After hand-tightening, use the wrench to turn the nut an additional half-turn to one full turn, depending on the material and manufacturer’s specification. Over-tightening is a common mistake that can crush or distort the ferrule, potentially causing a leak or damaging the fitting body. A controlled, precise turn is essential to avoid this damage.
Troubleshooting Leaks and Removal
Leaks in a compression fitting result from improper installation or component damage. Causes include a pipe end that was not cut squarely, a damaged or improperly seated ferrule, or the fitting being under- or over-tightened. If a leak is noticed after turning the water back on, gently tighten the compression nut a slight amount, typically no more than a quarter-turn, to establish the seal.
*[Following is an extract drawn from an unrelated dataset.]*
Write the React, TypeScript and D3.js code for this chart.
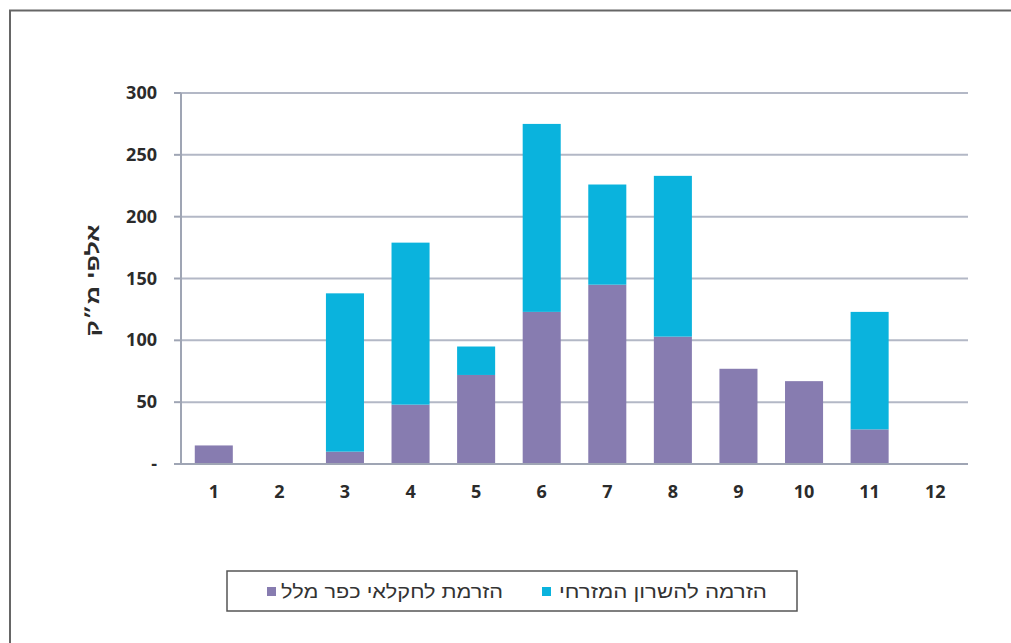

If a slight tightening does not resolve the leak, the fitting must be disassembled for a thorough inspection. After shutting off the water supply, loosen the compression nut and carefully inspect the ferrule and the pipe end for any distortion, scratches, or debris. If the pipe is damaged in the compression zone, it may need to be cut back to a clean section and a new ferrule must be used.
Removal involves loosening the compression nut and sliding the components off the pipe. The ferrule will often be stuck tightly to the pipe.
While a stuck ferrule can sometimes be pried off, a specialized tool called a ferrule puller is the safest and most effective way to remove the old sleeve. Using a puller prevents scratching or damaging the pipe surface. Once the old components are removed, a new fitting can be installed following the proper preparation and tightening steps.